Long-term significance and legacy

Hall’s discovery reshaped several areas of planetary science and celestial mechanics.

• Mass and density of Mars: Accurate orbits for Phobos and Deimos provided a robust method to determine Mars’s gravitational parameter. This, combined with measurements of Mars’s size, yielded better constraints on its average density and internal composition, refining 19th‑century models of terrestrial planets.
• Satellite formation theories: The diminutive, irregular satellites prompted debate that continues today: are Phobos and Deimos captured asteroids from the outer main belt, or did they form from debris produced by a giant impact on Mars and subsequently aggregate in near‑equatorial orbits? Early appearances and spectra favored capture; later dynamical work and spacecraft observations made impact‑origin scenarios plausible. Either way, their existence expanded the taxonomy of planetary satellites beyond the large, regular moons of the outer planets.
• Tidal dynamics: Phobos’s extremely short period, orbiting faster than Mars rotates, highlighted tides and orbital evolution. Calculations showed Phobos is spiraling inward and will either break up or impact Mars on geologic timescales, while Deimos, orbiting outside the synchronous radius, is slowly migrating outward. The pair became canonical case studies for tidal interactions and resonance effects in multi-body systems.
• Observational legacy and spacecraft exploration: The Mars satellites later became targets for spacecraft beginning with Mariner 9 (1971), which transmitted the first close images, revealing irregular, cratered bodies. The Viking orbiters and landers (1976) obtained detailed photographs and refined orbits; subsequent missions, including Mars Global Surveyor and Mars Reconnaissance Orbiter, improved shape models, surface composition estimates, and thermal properties. Deimos’s small size (mean radius ~6.2 km) and low gravity link it observationally to small asteroids, bridging planetary and small‑body science. Contemporary missions, such as Japan’s planned Martian Moons eXploration (MMX), aim to return samples, a direct extension of the scientific arc that began with Hall’s find.

Historically, the discovery of Deimos and Phobos also cemented the 1877 opposition as a watershed in Martian studies. In the same season that Schiaparelli’s “canali” sketches launched a decades‑long debate over Martian geography, Hall’s satellites supplied a firm physical anchor: precise, repeatable measurements that improved planetary constants and offered new puzzles rooted in mechanics rather than cartography. The tale also underlines the social and institutional fabric of 19th‑century astronomy—skilled instrument makers like Alvan Clark & Sons enabling discoveries; national observatories sustaining long observational programs; and the often invisible contributions of family collaborators, exemplified by Chloe Angeline Stickney Hall.

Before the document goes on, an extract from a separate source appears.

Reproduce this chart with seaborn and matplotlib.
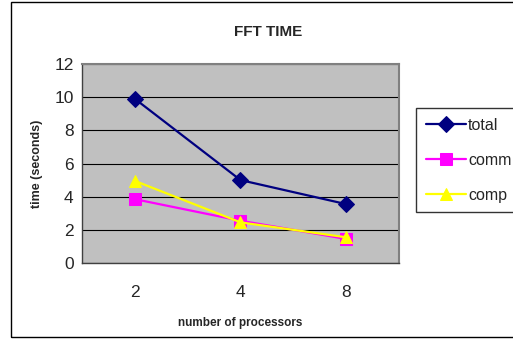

In retrospect, the first sighting of Deimos on 12 August 1877 stands as the quiet opening of a larger story: a week later came Phobos; within months, refined orbits and mass estimates; within a century, spacecraft flybys; and today, the prospect of sample return. What began as a faint point near a glaring planet became a gateway to understanding Mars’s past and future, to testing the laws of motion in new regimes, and to probing the origins of small bodies in the inner solar system. The discovery confirmed not only that Mars has two moons, but also that persistent observation—at the right moment, with the right tools—can reveal entire new chapters in the architecture of the solar system.